— START OF RECORD LIST —

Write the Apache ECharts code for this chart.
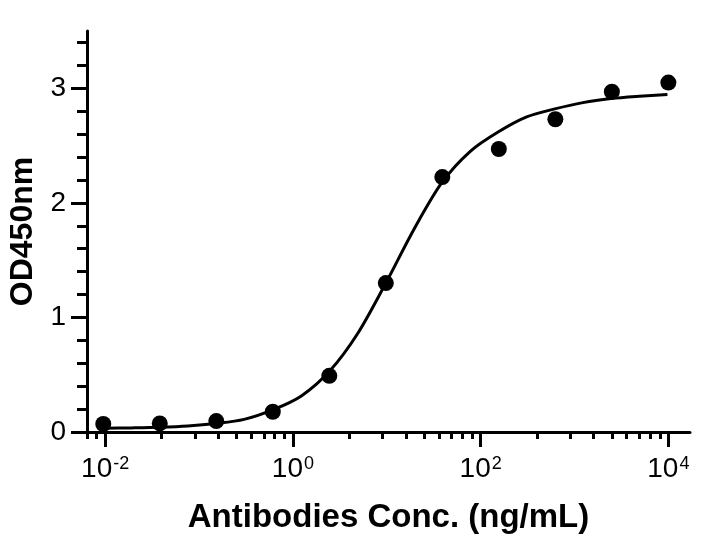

— END OF RECORD LIST —
— START OF RECORD LIST —

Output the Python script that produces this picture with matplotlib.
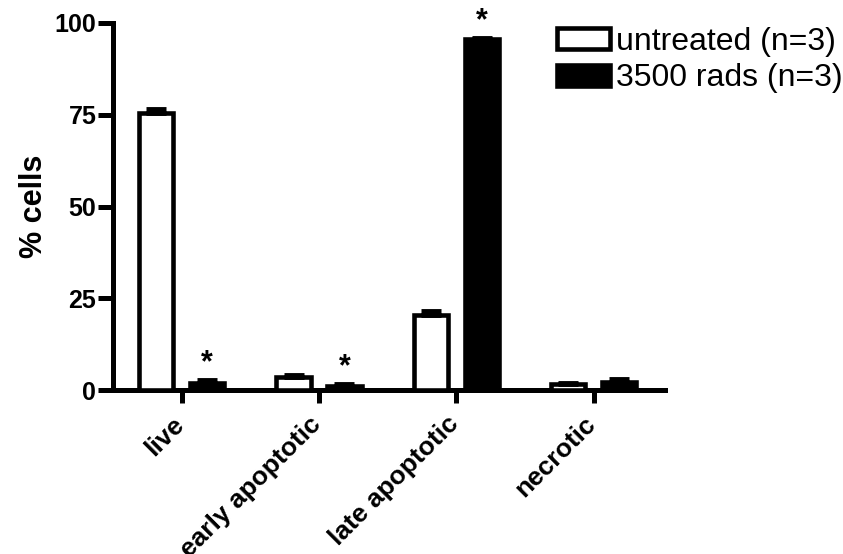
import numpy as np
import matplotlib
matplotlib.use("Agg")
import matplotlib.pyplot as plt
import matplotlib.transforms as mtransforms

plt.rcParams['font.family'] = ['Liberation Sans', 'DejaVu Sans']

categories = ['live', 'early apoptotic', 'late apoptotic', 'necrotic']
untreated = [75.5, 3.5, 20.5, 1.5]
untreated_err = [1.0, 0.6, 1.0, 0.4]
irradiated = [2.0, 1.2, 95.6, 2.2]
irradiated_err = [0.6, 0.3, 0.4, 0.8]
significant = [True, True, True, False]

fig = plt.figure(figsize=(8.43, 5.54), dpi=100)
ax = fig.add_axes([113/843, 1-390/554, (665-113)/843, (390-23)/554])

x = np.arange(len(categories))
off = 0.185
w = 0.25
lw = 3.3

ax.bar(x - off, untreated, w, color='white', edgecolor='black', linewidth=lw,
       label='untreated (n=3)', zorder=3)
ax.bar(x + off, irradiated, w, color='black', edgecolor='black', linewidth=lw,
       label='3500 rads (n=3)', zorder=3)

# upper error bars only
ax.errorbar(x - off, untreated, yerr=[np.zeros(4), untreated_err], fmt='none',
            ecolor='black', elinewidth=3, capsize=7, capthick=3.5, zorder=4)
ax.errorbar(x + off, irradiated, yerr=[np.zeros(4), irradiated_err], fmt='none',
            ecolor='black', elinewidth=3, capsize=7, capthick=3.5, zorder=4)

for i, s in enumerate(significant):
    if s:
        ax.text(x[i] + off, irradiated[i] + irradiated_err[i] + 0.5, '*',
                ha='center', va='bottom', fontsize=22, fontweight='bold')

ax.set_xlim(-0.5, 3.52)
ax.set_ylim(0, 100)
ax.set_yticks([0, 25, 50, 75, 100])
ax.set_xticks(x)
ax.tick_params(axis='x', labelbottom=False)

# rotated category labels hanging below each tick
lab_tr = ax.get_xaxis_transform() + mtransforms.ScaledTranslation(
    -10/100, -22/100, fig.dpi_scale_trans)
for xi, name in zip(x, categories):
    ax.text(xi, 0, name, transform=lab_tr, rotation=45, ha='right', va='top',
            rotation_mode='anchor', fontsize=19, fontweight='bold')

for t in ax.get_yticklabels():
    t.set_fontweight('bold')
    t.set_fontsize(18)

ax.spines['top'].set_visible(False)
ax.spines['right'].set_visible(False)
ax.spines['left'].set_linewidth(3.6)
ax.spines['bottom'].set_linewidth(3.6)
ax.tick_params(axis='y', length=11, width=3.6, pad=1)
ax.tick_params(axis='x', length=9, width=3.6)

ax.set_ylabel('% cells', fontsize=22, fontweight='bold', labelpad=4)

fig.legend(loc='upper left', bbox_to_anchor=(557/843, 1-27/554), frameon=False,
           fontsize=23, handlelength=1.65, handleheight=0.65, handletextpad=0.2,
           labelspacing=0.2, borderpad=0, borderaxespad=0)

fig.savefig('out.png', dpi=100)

— END OF RECORD LIST —
— START OF RECORD LIST —

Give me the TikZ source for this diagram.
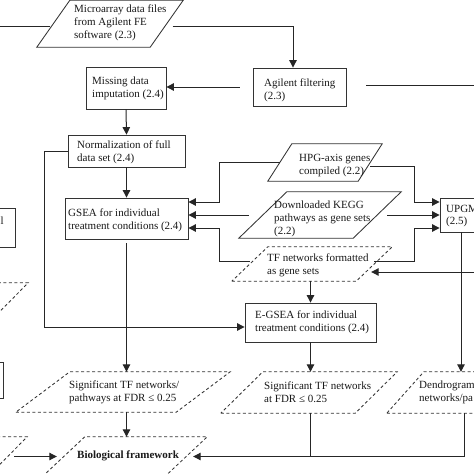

— END OF RECORD LIST —

THE REQUEST:
Go through the entries and return each line where the word "matplotlib" appears.

ANSWER TO THIS EXERCISE:
Output the Python script that produces this picture with matplotlib.
import matplotlib
matplotlib.use("Agg")
import matplotlib.pyplot as plt
import matplotlib.transforms as mtransforms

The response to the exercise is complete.